◆ **Given information**
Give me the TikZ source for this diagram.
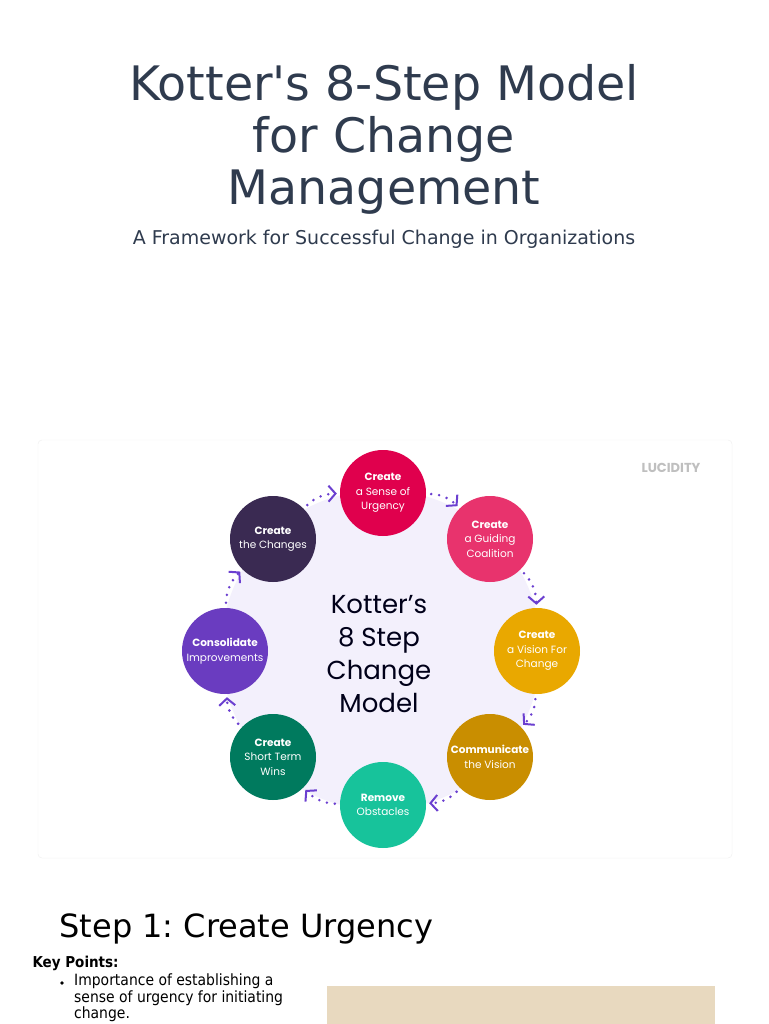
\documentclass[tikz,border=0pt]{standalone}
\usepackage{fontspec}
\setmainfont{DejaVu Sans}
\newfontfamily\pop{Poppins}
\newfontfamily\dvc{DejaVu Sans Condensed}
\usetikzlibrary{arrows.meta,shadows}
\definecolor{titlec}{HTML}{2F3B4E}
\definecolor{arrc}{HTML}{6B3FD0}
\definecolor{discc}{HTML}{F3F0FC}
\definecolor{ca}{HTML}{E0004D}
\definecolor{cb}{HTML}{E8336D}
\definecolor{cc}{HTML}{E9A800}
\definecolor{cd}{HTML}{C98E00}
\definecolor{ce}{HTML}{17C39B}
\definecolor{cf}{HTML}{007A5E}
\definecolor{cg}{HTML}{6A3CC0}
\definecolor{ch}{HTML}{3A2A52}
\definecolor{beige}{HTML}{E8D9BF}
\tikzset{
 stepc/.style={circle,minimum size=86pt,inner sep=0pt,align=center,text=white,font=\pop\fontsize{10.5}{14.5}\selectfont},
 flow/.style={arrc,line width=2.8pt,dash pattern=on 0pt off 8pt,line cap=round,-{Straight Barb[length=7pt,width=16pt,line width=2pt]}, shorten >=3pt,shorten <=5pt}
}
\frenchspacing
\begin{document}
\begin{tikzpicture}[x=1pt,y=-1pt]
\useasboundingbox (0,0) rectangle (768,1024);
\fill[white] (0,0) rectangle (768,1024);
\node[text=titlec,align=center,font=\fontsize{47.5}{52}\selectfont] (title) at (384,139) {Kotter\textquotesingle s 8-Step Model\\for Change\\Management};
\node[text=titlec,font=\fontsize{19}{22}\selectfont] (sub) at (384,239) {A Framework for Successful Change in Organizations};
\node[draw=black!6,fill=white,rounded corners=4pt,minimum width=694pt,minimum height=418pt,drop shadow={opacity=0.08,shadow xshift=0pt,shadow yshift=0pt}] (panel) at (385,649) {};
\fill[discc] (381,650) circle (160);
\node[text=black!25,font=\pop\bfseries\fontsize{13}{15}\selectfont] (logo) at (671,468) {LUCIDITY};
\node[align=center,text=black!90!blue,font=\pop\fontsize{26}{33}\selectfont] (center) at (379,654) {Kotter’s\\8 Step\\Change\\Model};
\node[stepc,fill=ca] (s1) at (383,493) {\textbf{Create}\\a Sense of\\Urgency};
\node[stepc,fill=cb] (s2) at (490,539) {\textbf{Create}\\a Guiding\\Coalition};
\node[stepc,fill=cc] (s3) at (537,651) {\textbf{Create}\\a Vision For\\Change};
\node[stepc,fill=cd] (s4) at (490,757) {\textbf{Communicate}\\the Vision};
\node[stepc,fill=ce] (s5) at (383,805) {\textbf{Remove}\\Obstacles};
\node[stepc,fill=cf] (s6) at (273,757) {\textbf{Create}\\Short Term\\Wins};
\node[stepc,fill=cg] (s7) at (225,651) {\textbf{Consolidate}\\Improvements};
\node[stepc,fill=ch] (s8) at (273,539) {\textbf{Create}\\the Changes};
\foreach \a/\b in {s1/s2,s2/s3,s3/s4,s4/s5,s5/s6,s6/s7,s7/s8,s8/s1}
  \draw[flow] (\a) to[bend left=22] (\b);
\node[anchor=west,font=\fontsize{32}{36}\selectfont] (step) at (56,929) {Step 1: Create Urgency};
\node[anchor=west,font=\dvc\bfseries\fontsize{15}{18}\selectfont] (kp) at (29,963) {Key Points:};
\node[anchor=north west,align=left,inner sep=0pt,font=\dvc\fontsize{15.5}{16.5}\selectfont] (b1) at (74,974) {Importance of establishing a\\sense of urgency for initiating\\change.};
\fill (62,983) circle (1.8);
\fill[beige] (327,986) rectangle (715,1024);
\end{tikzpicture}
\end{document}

◆ **Brief**
Retype the data above exactly; pictures are not part of the copy.

◆ **Output below**
Give me the TikZ source for this diagram.
\documentclass[tikz,border=0pt]{standalone}
\usepackage{fontspec}
\setmainfont{DejaVu Sans}
\newfontfamily\pop{Poppins}
\newfontfamily\dvc{DejaVu Sans Condensed}
\usetikzlibrary{arrows.meta,shadows}
\definecolor{titlec}{HTML}{2F3B4E}
\definecolor{arrc}{HTML}{6B3FD0}
\definecolor{discc}{HTML}{F3F0FC}
\definecolor{ca}{HTML}{E0004D}
\definecolor{cb}{HTML}{E8336D}
\definecolor{cc}{HTML}{E9A800}
\definecolor{cd}{HTML}{C98E00}
\definecolor{ce}{HTML}{17C39B}
\definecolor{cf}{HTML}{007A5E}
\definecolor{cg}{HTML}{6A3CC0}
\definecolor{ch}{HTML}{3A2A52}
\definecolor{beige}{HTML}{E8D9BF}
\tikzset{
 stepc/.style={circle,minimum size=86pt,inner sep=0pt,align=center,text=white,font=\pop\fontsize{10.5}{14.5}\selectfont},
 flow/.style={arrc,line width=2.8pt,dash pattern=on 0pt off 8pt,line cap=round,-{Straight Barb[length=7pt,width=16pt,line width=2pt]}, shorten >=3pt,shorten <=5pt}
}
\frenchspacing
\begin{document}
\begin{tikzpicture}[x=1pt,y=-1pt]
\useasboundingbox (0,0) rectangle (768,1024);
\fill[white] (0,0) rectangle (768,1024);
\node[text=titlec,align=center,font=\fontsize{47.5}{52}\selectfont] (title) at (384,139) {Kotter\textquotesingle s 8-Step Model\\for Change\\Management};
\node[text=titlec,font=\fontsize{19}{22}\selectfont] (sub) at (384,239) {A Framework for Successful Change in Organizations};
\node[draw=black!6,fill=white,rounded corners=4pt,minimum width=694pt,minimum height=418pt,drop shadow={opacity=0.08,shadow xshift=0pt,shadow yshift=0pt}] (panel) at (385,649) {};
\fill[discc] (381,650) circle (160);
\node[text=black!25,font=\pop\bfseries\fontsize{13}{15}\selectfont] (logo) at (671,468) {LUCIDITY};
\node[align=center,text=black!90!blue,font=\pop\fontsize{26}{33}\selectfont] (center) at (379,654) {Kotter’s\\8 Step\\Change\\Model};
\node[stepc,fill=ca] (s1) at (383,493) {\textbf{Create}\\a Sense of\\Urgency};
\node[stepc,fill=cb] (s2) at (490,539) {\textbf{Create}\\a Guiding\\Coalition};
\node[stepc,fill=cc] (s3) at (537,651) {\textbf{Create}\\a Vision For\\Change};
\node[stepc,fill=cd] (s4) at (490,757) {\textbf{Communicate}\\the Vision};
\node[stepc,fill=ce] (s5) at (383,805) {\textbf{Remove}\\Obstacles};
\node[stepc,fill=cf] (s6) at (273,757) {\textbf{Create}\\Short Term\\Wins};
\node[stepc,fill=cg] (s7) at (225,651) {\textbf{Consolidate}\\Improvements};
\node[stepc,fill=ch] (s8) at (273,539) {\textbf{Create}\\the Changes};
\foreach \a/\b in {s1/s2,s2/s3,s3/s4,s4/s5,s5/s6,s6/s7,s7/s8,s8/s1}
  \draw[flow] (\a) to[bend left=22] (\b);
\node[anchor=west,font=\fontsize{32}{36}\selectfont] (step) at (56,929) {Step 1: Create Urgency};
\node[anchor=west,font=\dvc\bfseries\fontsize{15}{18}\selectfont] (kp) at (29,963) {Key Points:};
\node[anchor=north west,align=left,inner sep=0pt,font=\dvc\fontsize{15.5}{16.5}\selectfont] (b1) at (74,974) {Importance of establishing a\\sense of urgency for initiating\\change.};
\fill (62,983) circle (1.8);
\fill[beige] (327,986) rectangle (715,1024);
\end{tikzpicture}
\end{document}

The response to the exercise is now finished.